Now here's comes a quick argument for your result that does require theory from some later chapters of Hartshorne..

By the map above, the quasi projective variety $Y\cap U$ is isomorphic to its image, lets say $Z$ (this is NOT the same thing as your $X$, although they are of course isomorphic). Then the rings of global regular functions are isomorphic $\mathcal{O}_Z(Z) \cong \mathcal{O}_X(X)$. Since $Z$ is affine, $\mathcal{O}_Z(Z) \cong A(Z)$, and by a theorem that Hartshorne unfortunately only states for schemes, (II 2.5), we have $\mathcal{O}_X(X) \cong S(Y)_{(y_0)}$, hence your result. The result is quite immediate, i believe that that is the reason some authors just state it as "known".

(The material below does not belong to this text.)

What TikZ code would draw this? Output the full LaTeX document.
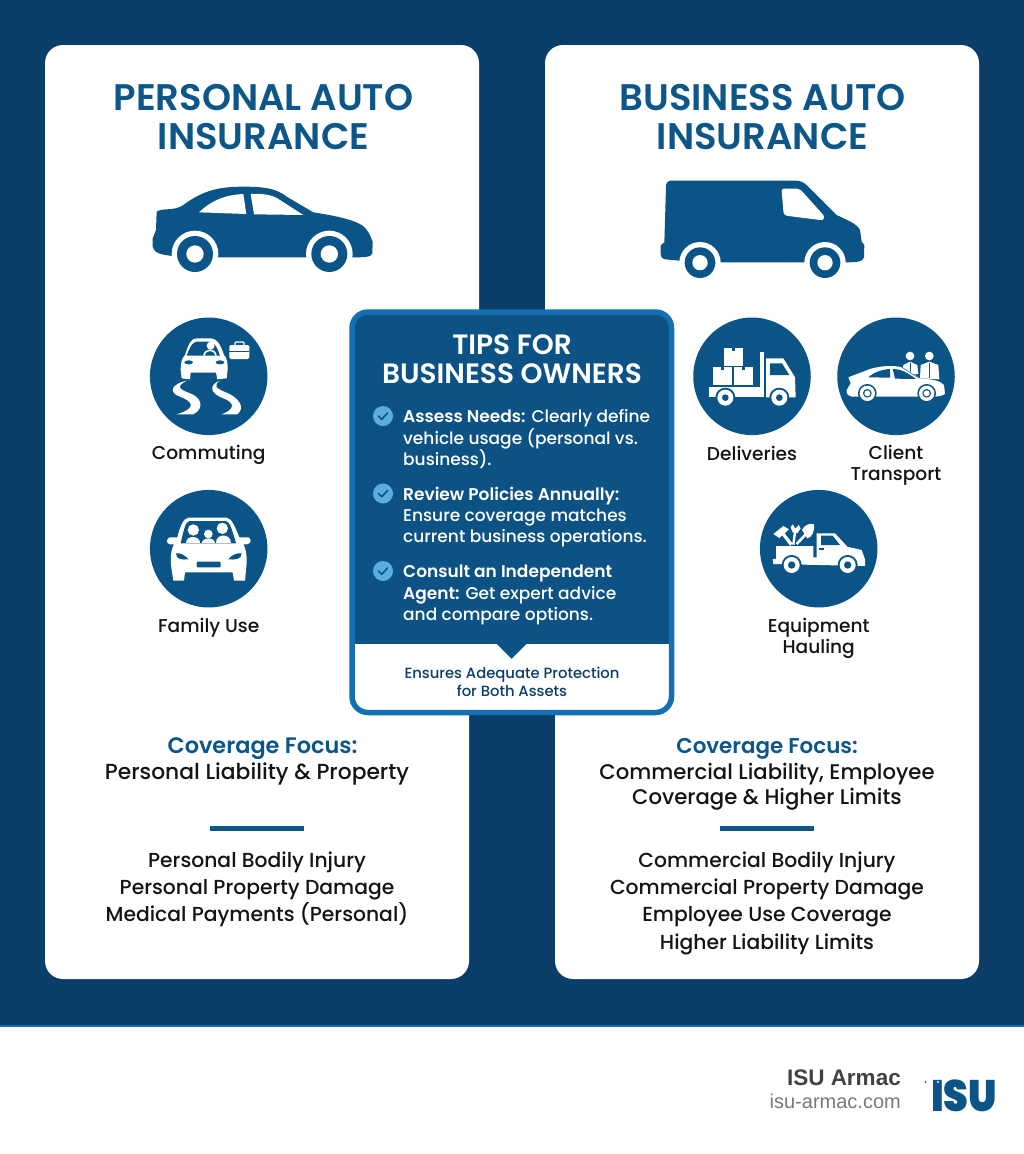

Let me know if you still have questions.

  • $\begingroup$ Thanks for your answer. Aside from when I first defined $X$, when I wrote $X$ I really meant to write $Z$ (using your notation), but was sloppy and forgot. With regards to the error, I wasn't trying to show that $\theta$ is surjective (this is obvious, right?!); I was trying to show that the image of $I(Z)$ under $\theta$ is $I(Y)_{(y_0)}$. In light of this, am I correct or is there still an error? $\endgroup$ – M Davolo Aug 14 '12 at 19:33
  • $\begingroup$ Thanks for your answer by the way - it seems a lot cleaner. Is there a way to prove that $\mathcal{O}_X(X)$ is isomorphic to $S(Y)_{(y_0)}$, outside of the theory of schemes or by the way I have attempted? $\endgroup$ – M Davolo Aug 14 '12 at 19:37
  • $\begingroup$ No prob. Ah i see, you want to show that the restricted map $I(X) \rightarrow I(Y)_{(y_0)}$ is surjective? This is not necessary. In fact there are isomorphic rings for which this does not hold. In general, if you want to show isomorphism of rings that might be quotients by some ideal, you'll need to show the following: (1) the morphism is well defined (here you need to show that the image of $I(X)$ is CONTAINED in $I(Y)_{(y_0)}, i.e. the map is independent of choice of representative (2) it is a ring morphism and (3) it is injective and surjective, or equivalently, construct an inverse. $\endgroup$ – Joachim Aug 14 '12 at 19:48
  • $\begingroup$ For the second question, i'm sure it will, in fact Hartshorne does it for affine varieties in 4.2. I can imagine this proof generalizing (although then i don't see why Hartshorne didn't). But also, using scheme theory for varieties is basically using another language for the same thing (although much more powerful), i'm sure anyone who knows schemes could translate the proof Hartshorne gives in II.2.5 back to the language of varieties. Trying to see if I.4.2 generalizes might be a good exercise for you later on. If i find time i will try it myself. $\endgroup$ – Joachim Aug 14 '12 at 19:57

Your proof looks good.

The core of the argument seems to me to be the relation between dehomogenization and homogenization of polynomials (or more precisely, of regular functions). $\theta$ "homogenizes" them (well not quite, it also divides by a suitable power of $y_{0}$ in order to get a regular function on $X$) and its inverse dehomogenizes a regular function on $X$ with respect to $y_{0}$ to obtain a polynomial in $n$ variables.

On a second note, I guess that the exercise was just meant to express the regular functions on your affine variety $X$ in terms of the homogenuous coordinate ring $S(Y)$ of the ambient variety $Y$ and in this light it is quite natural that you have to invert $y_{0}$ in $S(Y)$, because $y_{0}$ doesn't vanish on $X$, hence dividing by $y_{0}$ is okay.

With this, and some more work (as outlined in Hartshorne Ex. 2.6), you can relate the dimension of $S(Y)$ to the dimension of $Y$. To do so, you first reduce to the "local" (i.e. the affine) case, in which you already know the result (i.e. $\dim(X)=\dim(A(X))$), and then the "global" (projective) result follows more or less directly from your result, using Ex.1.10b). Arguments of that kind (reduction to the affine case and recovering the global result from it) appear frequently throughout algebraic geometry.

As for your second question, it would be helpful to know which books you mean.